Our View: Know the importance of Title IX

Remember the first time you stepped onto Truman State’s campus? College felt like the ultimate haven, a place where any person could learn, pursue extracurricular interests, conduct research, work and live. College also should be a place where everyone has the right to do all those things without fear of harassment or violence based on their sex. That’s what Title IX is for.

What is Title IX exactly? Title IX is a statute that provides protection for victims of sexual assault, rape, discrimination and more at any institution receiving federal funding, according to the online resource “Know your IX.” Failure to comply with Title IX can mean sanctions for the institution involved, including the possible loss of federal funding. It is in the best interest of every school that falls under the jurisdiction of this statute to comply with it and ensure the necessary protocols for dealing with reported discrimination and violence are in place.

Truman has taken steps to comply with this statute. Our University has a Title IX coordinator, a non-discrimination notice published online and an online document detailing the procedures necessary for filing a complaint, among other available resources. The University is able to respond to reports, conduct investigations, prescribe consequences for perpetrators and do everything necessary to ensure the victim can continue to pursue higher education if they want.

We, the Index Editorial Board, would like to point out, however, that while the University might devise some of the best training tools, a killer response protocol and hire an amazing staff, it cannot have an impact on sexual harassment and assault victims in our community if students don’t know how to access these resources.

During 2012, there were no reported incidents of forcible sexual violence on Truman’s campus, according to the Annual Security and Fire Report issued September 2015. During 2013, there were three. During 2014, that number jumped to nine, with eight reported incidents of rape and one reported incident of fondling, according to the report.

Let’s take a moment to think about what is happening here.

The number of reported incidents of sexual violence has spiked to near double digits during the last three years. The University is in compliance with Title IX. The proper procedures are in place. The Women’s Resource Center, University Counseling Services and Department of Public Safety are working in tandem to provide support for victims of sexual harassment and violence.

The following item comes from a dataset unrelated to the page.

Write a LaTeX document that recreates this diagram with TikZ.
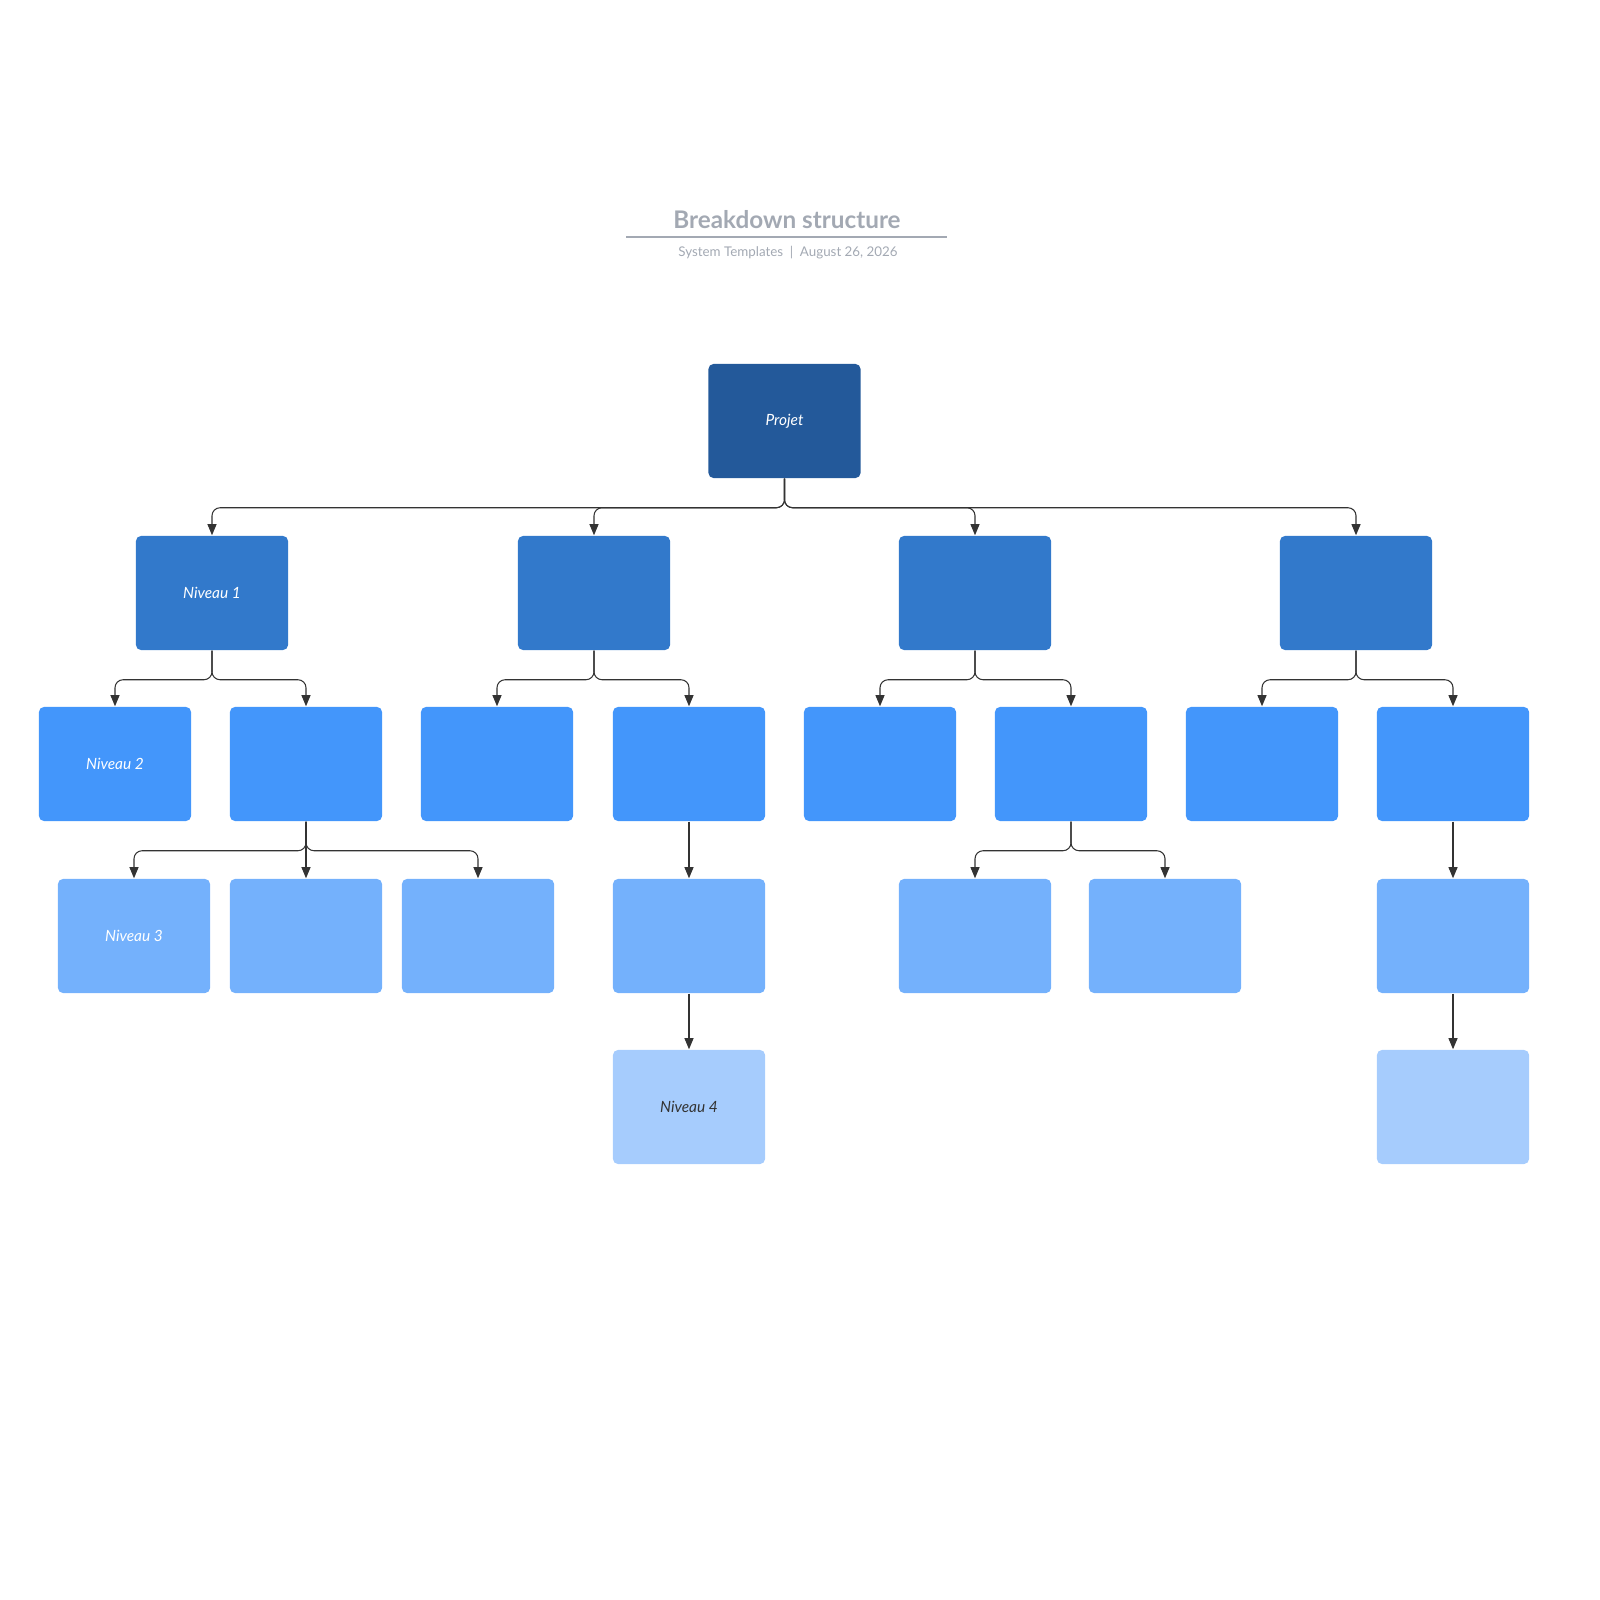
\documentclass[tikz,border=0pt]{standalone}
\usepackage{fontspec}
\setmainfont{Lato}
\usetikzlibrary{arrows.meta}
\definecolor{c0}{HTML}{23599A}
\definecolor{c1}{HTML}{3279CB}
\definecolor{c2}{HTML}{4396FB}
\definecolor{c3}{HTML}{74B1FC}
\definecolor{c4}{HTML}{A6CCFD}
\definecolor{gr}{HTML}{A3A9B3}
\definecolor{ln}{HTML}{333333}
\begin{document}
\begin{tikzpicture}[x=0.01cm,y=-0.01cm,
 box/.style={draw=none,rounded corners=0.05cm,minimum width=1.52cm,minimum height=1.14cm,inner sep=0pt,font=\fontsize{4.4}{5}\selectfont\itshape,text=white},
 edge/.style={draw=ln,line width=0.3pt,rounded corners=0.08cm,-{Triangle[length=3.2pt,width=2.6pt]}}]
\useasboundingbox (0,0) rectangle (1600,1600);
\node[font=\fontsize{6.9}{8}\selectfont\bfseries,text=gr] (title) at (787,220) {Breakdown structure};
\draw[gr,line width=0.4pt] (626,237) -- (947,237);
\node[font=\fontsize{3.8}{4.5}\selectfont,text=gr] (sub) at (788,253) {System Templates\enspace|\enspace August 26, 2026};
\node[box,fill=c0] (p) at (784.5,421) {Projet};
\foreach \n/\x/\t in {a/212/Niveau 1,b/594/,c/975/,d/1356/}
  \node[box,fill=c1] (\n) at (\x,593) {\t};
\foreach \n/\x/\t in {a1/115/Niveau 2,a2/306/,b1/497/,b2/689/,c1/880/,c2/1071/,d1/1262/,d2/1453/}
  \node[box,fill=c2] (\n) at (\x,764) {\t};
\foreach \n/\x/\t in {a21/134/Niveau 3,a22/306/,a23/478/,b21/689/,c21/975/,c22/1165/,d21/1453/}
  \node[box,fill=c3] (\n) at (\x,936) {\t};
\node[box,fill=c4,text=ln] (b211) at (689,1107) {Niveau 4};
\node[box,fill=c4] (d211) at (1453,1107) {};
\foreach \p/\c in {p/a,p/b,p/c,p/d,a/a1,a/a2,b/b1,b/b2,c/c1,c/c2,d/d1,d/d2,a2/a21,a2/a22,a2/a23,b2/b21,c2/c21,c2/c22,d2/d21,b21/b211,d21/d211}
  \draw[edge] (\p.south) -- ++(0,29) -| (\c.north);
\end{tikzpicture}
\end{document}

Now consider this — the nine incidents were only the on-campus cases reported during 2014.

It does not include the off-campus encounters. It does not encompass the unknown number of incidents that never were reported, and perhaps never will be. Frankly, for all we know, there might have been a greater number of unreported incidents during 2012 as compared to 2014. There is no way of knowing if Title IX is an effective policy if students are not reporting every incident.

It’s common knowledge that reporting sexual harassment and violence is one of the most terrifying prospects a college student can face. What will people think? What if the person tries to retaliate? What if no one believes me? What if people think it’s my fault? These questions and others like them are just the tip of the iceberg for what victims have to deal with. With students facing all these fears, we think Truman should educate students about Title IX and how to report a violation, whether it be rude comments or sexual assault.

As the Editorial Board, we would like to ask Truman to provide incoming freshmen with information about what sexual harassment really looks like and how to report it to the University. When a student is given that knowledge, they are empowered to take matters into their own hands and are less likely to stand by and passively spectate, or worse — validate, propagate or encourage sexual harassment. An individual can then go where Title IX cannot — an apartment, a friend’s house, a parked car — and help stop situations and actions that promote sexual harassment before it starts.